Stop to think a bit about how your product selection process works. If you are a graduate engineer, somewhere deep in your brain you have knowledge of the engineering principles related to heat transfer, thermodynamics, physics, control theories, and other formal educational grey matter. Also, somewhere deep in your mind, you have some knowledge of various products that you have specified on previous projects. This in, essence, is the beginning point of most of system designs and product selection decisions.


An engineer works first from an established knowledge base. During each new project there is an opportunity to expand this knowledge base by researching new and different products that may be more applicable to the new project.

The relatively new LEED® design process is one such change in the building industry. Whether this is a marketing trend or a real paradigm shift in the way that buildings are designed and built in the United States and worldwide from here on is yet to be determined.

When it comes to selecting products for incorporation into systems, one needs to evaluate these products. Terms like subjective and objective come into play. Subjective means "characteristic of or belonging to reality as perceived rather than as independent of mind" and objective means "condition in the realm of sensible experience independent of individual thought and perceptible by all observers having reality independent of the mind," according to the Webster-Merriam Dictionary.

Do you use subjective or objective evaluation methods when you select products to be specified and installed in your clients' facilities? Are you open-minded (objective) when it comes to considering new ideas, products, and systems on each project, or are you locked in on your subjective evaluation that allows you to make decisions quickly and get the job done?


A matrix developed in a format that allows tabulation of results is a tool that can be helpful in evaluating systems or products. By noting the salient product features across the top of the matrix and the benefits across the left side of the matrix, the form can be used by the design team to agree both objectively and subjectively on the value of these various features and benefits of the basis-of-design product. The benefit of using a product selection matrix form is clear documented information as to why products and features of those products are specified.

When the purchasing decision time comes, it is easier to evaluate whether the specified product is in compliance with the specifications, and if not, it is clear as to what is not in compliance. In this manner, any non-compliant feature can be accepted or rejected based on the agreed upon benefit of that feature.

A matrix analysis is not a new tool to the industry; however, it is underutilized. A matrix can be a communication tool compatible with current industry trends attempting to fix and minimize current inefficiencies in the building delivery systems.

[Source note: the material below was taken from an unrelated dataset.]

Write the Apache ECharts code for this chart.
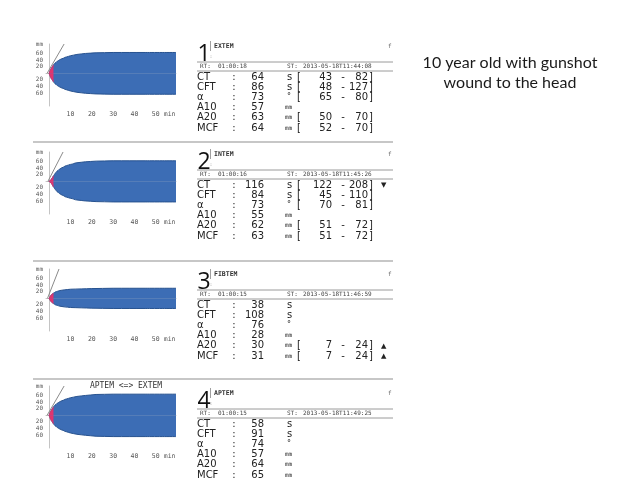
<!DOCTYPE html>
<html><head><meta charset="utf-8">
<script src="https://cdn.jsdelivr.net/npm/echarts@6/dist/echarts.min.js"></script>
<style>html,body{margin:0;padding:0;background:#fff}#c{width:638px;height:478px}</style>
</head><body><div id="c"></div>
<script>
// ---------- data ----------
const testNames = ['EXTEM', 'INTEM', 'FIBTEM', 'APTEM'];
const panelNumbers = ['1', '2', '3', '4'];
const runTimes = ['01:00:18', '01:00:16', '01:00:15', '01:00:15'];
const startTimes = ['2013-05-18T11:44:08', '2013-05-18T11:45:26', '2013-05-18T11:46:59', '2013-05-18T11:49:25'];
const paramNames = ['CT', 'CFT', 'α', 'A10', 'A20', 'MCF'];
const paramUnits = ['s', 's', '°', 'mm', 'mm', 'mm'];

const extemValues = [64, 86, 73, 57, 63, 64];
const extemLow    = [43, 48, 65, null, 50, 52];
const extemHigh   = [82, 127, 80, null, 70, 70];
const extemFlags  = ['', '', '', '', '', ''];

const intemValues = [116, 84, 73, 55, 62, 63];
const intemLow    = [122, 45, 70, null, 51, 51];
const intemHigh   = [208, 110, 81, null, 72, 72];
const intemFlags  = ['▼', '', '', '', '', ''];

const fibtemValues = [38, 108, 76, 28, 30, 31];
const fibtemLow    = [null, null, null, null, 7, 7];
const fibtemHigh   = [null, null, null, null, 24, 24];
const fibtemFlags  = ['', '', '', '', '▲', '▲'];

const aptemValues = [58, 91, 74, 57, 64, 65];
const aptemLow    = [null, null, null, null, null, null];
const aptemHigh   = [null, null, null, null, null, null];
const aptemFlags  = ['', '', '', '', '', ''];

const timeTickValues = [10, 20, 30, 40, 50];
const timeUnitLabel = 'min';
const ampTickValues = [60, 40, 20, -20, -40, -60];
const ampUnitLabel = 'mm';

// temogram amplitude (mm, each side) vs time (min)
const extemTime = [0, 0.3, 0.7, 1.2, 2, 3, 4, 5, 6, 8, 10, 13, 17, 22, 30, 45, 59.5];
const extemAmp  = [0, 6, 12, 18, 26, 33, 38, 42, 45, 50, 54, 58, 61, 63, 64, 64, 64];
const extemPinkCount = 5;
const extemTangentTime = [-1, 7];
const extemTangentAmp  = [0, 90];

const intemTime = [0, 0.5, 1, 1.5, 2, 3, 4, 5, 6, 8, 10, 13, 17, 22, 30, 45, 59.5];
const intemAmp  = [0, 3, 6, 11, 17, 26, 33, 38, 42, 48, 52, 57, 60, 62, 63, 63, 63];
const intemPinkCount = 5;
const intemTangentTime = [-0.6, 6.5];
const intemTangentAmp  = [0, 90];

const fibtemTime = [0, 0.3, 0.7, 1.2, 2, 3, 4, 5, 7, 10, 15, 20, 30, 45, 59.5];
const fibtemAmp  = [0, 4, 8, 12, 16, 20, 22, 24, 26, 28, 29, 30, 31, 31, 31];
const fibtemPinkCount = 5;
const fibtemTangentTime = [-0.8, 4.6];
const fibtemTangentAmp  = [0, 90];

const aptemTime = [0, 0.3, 0.7, 1.2, 2, 3, 4, 5, 6, 8, 10, 13, 17, 22, 30, 45, 59.5];
const aptemAmp  = [0, 6, 12, 18, 26, 33, 38, 42, 45, 50, 54, 58, 61, 64, 65, 65, 65];
const aptemPinkCount = 5;
const aptemTangentTime = [-1, 7];
const aptemTangentAmp  = [0, 90];

const panel4Note = 'APTEM <=> EXTEM';
const slideTitle = ['10 year old with gunshot', 'wound to the head'];

// ---------- layout ----------
const chartTop = [44, 152, 269, 386];
const rowTop = [77, 185, 305, 424];
const separatorY = [null, 142, 261, 379];
const rowGap = 10.2;

const panels = [
  {time: extemTime, amp: extemAmp, pink: extemPinkCount, tt: extemTangentTime, ta: extemTangentAmp,
   values: extemValues, low: extemLow, high: extemHigh, flags: extemFlags},
  {time: intemTime, amp: intemAmp, pink: intemPinkCount, tt: intemTangentTime, ta: intemTangentAmp,
   values: intemValues, low: intemLow, high: intemHigh, flags: intemFlags},
  {time: fibtemTime, amp: fibtemAmp, pink: fibtemPinkCount, tt: fibtemTangentTime, ta: fibtemTangentAmp,
   values: fibtemValues, low: fibtemLow, high: fibtemHigh, flags: fibtemFlags},
  {time: aptemTime, amp: aptemAmp, pink: aptemPinkCount, tt: aptemTangentTime, ta: aptemTangentAmp,
   values: aptemValues, low: aptemLow, high: aptemHigh, flags: aptemFlags}
];

const BLUE = '#3c6db5', BLUE_EDGE = '#27528f', PINK = '#e0346f';
const MONO = 'DejaVu Sans Mono', SANS = 'DejaVu Sans';

const grids = [], xAxes = [], yAxes = [], series = [], graphics = [];

panels.forEach((p, i) => {
  grids.push({left: 46, width: 130, top: chartTop[i], height: 62});
  xAxes.push({
    type: 'value', gridIndex: i, min: -1.5, max: 59.5,
    axisLine: {show: true, lineStyle: {color: '#c4c4c4', width: 1}},
    axisTick: {show: false}, splitLine: {show: false},
    axisLabel: {
      customValues: timeTickValues.concat([56.5]),
      formatter: v => (v === 56.5 ? timeUnitLabel : String(v)),
      fontFamily: MONO, fontSize: 6.5, color: '#555', margin: 5
    }
  });
  yAxes.push({
    type: 'value', gridIndex: i, min: -100, max: 90,
    axisLine: {show: true, lineStyle: {color: '#c4c4c4', width: 1}},
    axisTick: {show: false}, splitLine: {show: false},
    axisLabel: {
      customValues: [90].concat(ampTickValues),
      formatter: v => (v === 90 ? ampUnitLabel : String(Math.abs(v))),
      fontFamily: MONO, fontSize: 6, color: '#555', margin: 3
    }
  });
  const up = p.time.map((t, k) => [t, p.amp[k]]);
  const dn = p.time.map((t, k) => [t, -p.amp[k]]);
  const base = {type: 'line', xAxisIndex: i, yAxisIndex: i, showSymbol: false, symbol: 'none',
    smooth: 0.35, smoothMonotone: 'x', silent: true, animation: false};
  series.push(Object.assign({}, base, {data: up, lineStyle: {color: BLUE_EDGE, width: 1}, areaStyle: {color: BLUE, opacity: 1}, z: 2}));
  series.push(Object.assign({}, base, {data: dn, lineStyle: {color: BLUE_EDGE, width: 1}, areaStyle: {color: BLUE, opacity: 1}, z: 2}));
  series.push(Object.assign({}, base, {data: up.slice(0, p.pink), lineStyle: {color: PINK, width: 1}, areaStyle: {color: PINK, opacity: 1}, z: 3}));
  series.push(Object.assign({}, base, {data: dn.slice(0, p.pink), lineStyle: {color: PINK, width: 1}, areaStyle: {color: PINK, opacity: 1}, z: 3}));
  series.push(Object.assign({}, base, {smooth: false, data: p.tt.map((t, k) => [t, p.ta[k]]), lineStyle: {color: '#8a8a8a', width: 1}, z: 4}));

  if (separatorY[i] !== null) {
    graphics.push({type: 'line', shape: {x1: 33, y1: separatorY[i], x2: 393, y2: separatorY[i]},
      style: {stroke: '#b5b5b5', lineWidth: 1.5}});
  }
  const r0 = rowTop[i];
  graphics.push({type: 'text', x: 204, y: r0 - 23, style: {text: panelNumbers[i], font: '23px "Open Sans"', fill: '#111', textAlign: 'center', textVerticalAlign: 'middle'}});
  graphics.push({type: 'line', shape: {x1: 210.5, y1: r0 - 36, x2: 210.5, y2: r0 - 26}, style: {stroke: '#888', lineWidth: 0.8}});
  graphics.push({type: 'text', x: 211, y: r0 - 20, style: {text: ':', font: '5px "' + MONO + '"', fill: '#999', textAlign: 'center', textVerticalAlign: 'middle'}});
  graphics.push({type: 'text', x: 214, y: r0 - 31, style: {text: testNames[i], font: 'bold 6.5px "' + MONO + '"', fill: '#333', textVerticalAlign: 'middle'}});
  graphics.push({type: 'text', x: 388, y: r0 - 31, style: {text: 'f', font: '6px "' + MONO + '"', fill: '#666', textVerticalAlign: 'middle'}});
  graphics.push({type: 'line', shape: {x1: 197, y1: r0 - 15, x2: 393, y2: r0 - 15}, style: {stroke: '#9a9a9a', lineWidth: 1}});
  const small = (x, s) => graphics.push({type: 'text', x: x, y: r0 - 10.5, style: {text: s, font: '6px "' + MONO + '"', fill: '#444', textVerticalAlign: 'middle'}});
  small(200, 'RT:'); small(218, runTimes[i]); small(287, 'ST:'); small(303, startTimes[i]);
  graphics.push({type: 'line', shape: {x1: 197, y1: r0 - 6, x2: 393, y2: r0 - 6}, style: {stroke: '#9a9a9a', lineWidth: 1}});
  paramNames.forEach((name, k) => {
    const y = r0 + k * rowGap;
    const txt = (x, s, align, font) => graphics.push({type: 'text', x: x, y: y,
      style: {text: s, font: font || ('10px "' + SANS + '"'), fill: '#222', textAlign: align || 'left', textVerticalAlign: 'middle'}});
    txt(197, name);
    txt(234, ':', 'center');
    txt(264, String(p.values[k]), 'right');
    const u = paramUnits[k];
    if (u === 'mm') txt(285, u, 'left', '6px "' + MONO + '"');
    else if (u === '°') txt(287, u, 'left', '8px "' + SANS + '"');
    else txt(287, u, 'left');
    if (p.low[k] !== null) {
      txt(297, '[', 'left');
      txt(332, String(p.low[k]), 'right');
      txt(343, '-', 'center');
      txt(368, String(p.high[k]), 'right');
      txt(369, ']', 'left');
    }
    if (p.flags[k]) txt(381, p.flags[k], 'left', '7px "' + SANS + '"');
  });
});

graphics.push({type: 'text', x: 126, y: 386, style: {text: panel4Note, font: '8px "' + MONO + '"', fill: '#333', textAlign: 'center', textVerticalAlign: 'middle'}});
slideTitle.forEach((s, k) => graphics.push({type: 'text', x: 510, y: 63 + k * 20,
  style: {text: s, font: '16px Lato', fill: '#1a1a1a', textAlign: 'center', textVerticalAlign: 'middle'}}));

const chart = echarts.init(document.getElementById('c'), null, {renderer: 'canvas'});
chart.setOption({
  backgroundColor: '#fff',
  animation: false,
  grid: grids, xAxis: xAxes, yAxis: yAxes, series: series,
  graphic: graphics.map(g => Object.assign({silent: true}, g))
});
</script></body></html>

Below is a general outline of a typical product selection process that engineers go through. Using this process along with a product selection matrix will help ensure that the engineer can "hold the spec" for the right reasons, with everyone on the project team understanding why. This may help minimize or eliminate the common held belief that all the owner cares about is lowest first cost on bid day when venders and contractors sometimes take liberties to bid outside of the scope of the contract document requirements. This is not a formalized process; however, it is one that happens in an informal manner day in and day out in the building design profession:
  • Determine the need for a product based on the client's needs.
  • Determine the need for a product based on the system type.
  • Determine the capacity of the product (present and future considerations)
  • Determine how the product will be controlled.
  • Determine what products and manufacturers are available to meet the above needs.
  • Select a product to be used for basis-of-design in the contract documents with respect to system layout and specifiable features.
  • Schedule and specify the product selected, as well as alternative manufacturers that have suitably equivalent products.
  • Evaluate products submitted by the successful contractor for conformance to the contract document design intent.
  • Accept or reject submitted product.
  • Review installation for conformance with the design intent and the manufacturer's requirements.